* What is asked:
Skip every image and restate the data word for word.
-- START Data shown --
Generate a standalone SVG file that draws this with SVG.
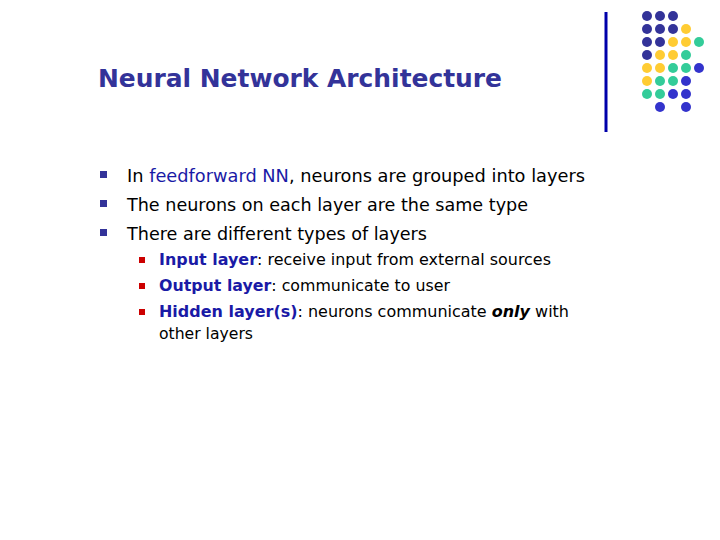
<svg xmlns="http://www.w3.org/2000/svg" width="720" height="540" viewBox="0 0 720 540">
<style>
.t{font-family:"DejaVu Sans","Liberation Sans",sans-serif;fill:#000}
.b1{font-size:18px}.b2{font-size:15px}
.k{fill:#1a1aa6}.kb{fill:#1a1aa6;font-weight:bold}
.n{fill:#333399}.y{fill:#FFCC33}.g{fill:#33CC99}.u{fill:#3333CC}
</style>
<rect width="720" height="540" fill="#fff"/>
<line x1="606" y1="12" x2="606" y2="132" stroke="#0000AA" stroke-width="3"/>
<g id="dots">
<circle class="n" cx="647" cy="16" r="5"/><circle class="n" cx="660" cy="16" r="5"/><circle class="n" cx="673" cy="16" r="5"/>
<circle class="n" cx="647" cy="29" r="5"/><circle class="n" cx="660" cy="29" r="5"/><circle class="n" cx="673" cy="29" r="5"/><circle class="y" cx="686" cy="29" r="5"/>
<circle class="n" cx="647" cy="42" r="5"/><circle class="n" cx="660" cy="42" r="5"/><circle class="y" cx="673" cy="42" r="5"/><circle class="y" cx="686" cy="42" r="5"/><circle class="g" cx="699" cy="42" r="5"/>
<circle class="n" cx="647" cy="55" r="5"/><circle class="y" cx="660" cy="55" r="5"/><circle class="y" cx="673" cy="55" r="5"/><circle class="g" cx="686" cy="55" r="5"/>
<circle class="y" cx="647" cy="68" r="5"/><circle class="y" cx="660" cy="68" r="5"/><circle class="g" cx="673" cy="68" r="5"/><circle class="g" cx="686" cy="68" r="5"/><circle class="u" cx="699" cy="68" r="5"/>
<circle class="y" cx="647" cy="81" r="5"/><circle class="g" cx="660" cy="81" r="5"/><circle class="g" cx="673" cy="81" r="5"/><circle class="u" cx="686" cy="81" r="5"/>
<circle class="g" cx="647" cy="94" r="5"/><circle class="g" cx="660" cy="94" r="5"/><circle class="u" cx="673" cy="94" r="5"/><circle class="u" cx="686" cy="94" r="5"/>
<circle class="u" cx="660" cy="107" r="5"/><circle class="u" cx="686" cy="107" r="5"/>
</g>
<text class="t" x="98" y="87" font-size="24" font-weight="bold" fill="#333399" style="fill:#333399" textLength="404" lengthAdjust="spacingAndGlyphs">Neural Network Architecture</text>
<g fill="#333399"><rect x="100" y="171" width="7" height="7"/><rect x="100" y="200" width="7" height="7"/><rect x="100" y="229" width="7" height="7"/></g>
<g fill="#CC0000"><rect x="139" y="257" width="6" height="6"/><rect x="139" y="283" width="6" height="6"/><rect x="139" y="309" width="6" height="6"/></g>
<text class="t b1" x="127" y="182" textLength="458" lengthAdjust="spacingAndGlyphs">In <tspan class="k">feedforward NN</tspan>, neurons are grouped into layers</text>
<text class="t b1" x="127" y="211" textLength="401" lengthAdjust="spacingAndGlyphs">The neurons on each layer are the same type</text>
<text class="t b1" x="127" y="240" textLength="300" lengthAdjust="spacingAndGlyphs">There are different types of layers</text>
<text class="t b2" x="159" y="265" textLength="392" lengthAdjust="spacingAndGlyphs"><tspan class="kb">Input layer</tspan>: receive input from external sources</text>
<text class="t b2" x="159" y="291" textLength="291" lengthAdjust="spacingAndGlyphs"><tspan class="kb">Output layer</tspan>: communicate to user</text>
<text class="t b2" x="159" y="317" textLength="410" lengthAdjust="spacingAndGlyphs"><tspan class="kb">Hidden layer(s)</tspan>: neurons communicate <tspan font-weight="bold" font-style="italic">only</tspan> with</text>
<text class="t b2" x="159" y="339" textLength="94" lengthAdjust="spacingAndGlyphs">other layers</text>
</svg>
-- END Data shown --
* Response to the exercise:
Generate a standalone SVG file that draws this with SVG.
<svg xmlns="http://www.w3.org/2000/svg" width="720" height="540" viewBox="0 0 720 540">
<style>
.t{font-family:"DejaVu Sans","Liberation Sans",sans-serif;fill:#000}
.b1{font-size:18px}.b2{font-size:15px}
.k{fill:#1a1aa6}.kb{fill:#1a1aa6;font-weight:bold}
.n{fill:#333399}.y{fill:#FFCC33}.g{fill:#33CC99}.u{fill:#3333CC}
</style>
<rect width="720" height="540" fill="#fff"/>
<line x1="606" y1="12" x2="606" y2="132" stroke="#0000AA" stroke-width="3"/>
<g id="dots">
<circle class="n" cx="647" cy="16" r="5"/><circle class="n" cx="660" cy="16" r="5"/><circle class="n" cx="673" cy="16" r="5"/>
<circle class="n" cx="647" cy="29" r="5"/><circle class="n" cx="660" cy="29" r="5"/><circle class="n" cx="673" cy="29" r="5"/><circle class="y" cx="686" cy="29" r="5"/>
<circle class="n" cx="647" cy="42" r="5"/><circle class="n" cx="660" cy="42" r="5"/><circle class="y" cx="673" cy="42" r="5"/><circle class="y" cx="686" cy="42" r="5"/><circle class="g" cx="699" cy="42" r="5"/>
<circle class="n" cx="647" cy="55" r="5"/><circle class="y" cx="660" cy="55" r="5"/><circle class="y" cx="673" cy="55" r="5"/><circle class="g" cx="686" cy="55" r="5"/>
<circle class="y" cx="647" cy="68" r="5"/><circle class="y" cx="660" cy="68" r="5"/><circle class="g" cx="673" cy="68" r="5"/><circle class="g" cx="686" cy="68" r="5"/><circle class="u" cx="699" cy="68" r="5"/>
<circle class="y" cx="647" cy="81" r="5"/><circle class="g" cx="660" cy="81" r="5"/><circle class="g" cx="673" cy="81" r="5"/><circle class="u" cx="686" cy="81" r="5"/>
<circle class="g" cx="647" cy="94" r="5"/><circle class="g" cx="660" cy="94" r="5"/><circle class="u" cx="673" cy="94" r="5"/><circle class="u" cx="686" cy="94" r="5"/>
<circle class="u" cx="660" cy="107" r="5"/><circle class="u" cx="686" cy="107" r="5"/>
</g>
<text class="t" x="98" y="87" font-size="24" font-weight="bold" fill="#333399" style="fill:#333399" textLength="404" lengthAdjust="spacingAndGlyphs">Neural Network Architecture</text>
<g fill="#333399"><rect x="100" y="171" width="7" height="7"/><rect x="100" y="200" width="7" height="7"/><rect x="100" y="229" width="7" height="7"/></g>
<g fill="#CC0000"><rect x="139" y="257" width="6" height="6"/><rect x="139" y="283" width="6" height="6"/><rect x="139" y="309" width="6" height="6"/></g>
<text class="t b1" x="127" y="182" textLength="458" lengthAdjust="spacingAndGlyphs">In <tspan class="k">feedforward NN</tspan>, neurons are grouped into layers</text>
<text class="t b1" x="127" y="211" textLength="401" lengthAdjust="spacingAndGlyphs">The neurons on each layer are the same type</text>
<text class="t b1" x="127" y="240" textLength="300" lengthAdjust="spacingAndGlyphs">There are different types of layers</text>
<text class="t b2" x="159" y="265" textLength="392" lengthAdjust="spacingAndGlyphs"><tspan class="kb">Input layer</tspan>: receive input from external sources</text>
<text class="t b2" x="159" y="291" textLength="291" lengthAdjust="spacingAndGlyphs"><tspan class="kb">Output layer</tspan>: communicate to user</text>
<text class="t b2" x="159" y="317" textLength="410" lengthAdjust="spacingAndGlyphs"><tspan class="kb">Hidden layer(s)</tspan>: neurons communicate <tspan font-weight="bold" font-style="italic">only</tspan> with</text>
<text class="t b2" x="159" y="339" textLength="94" lengthAdjust="spacingAndGlyphs">other layers</text>
</svg>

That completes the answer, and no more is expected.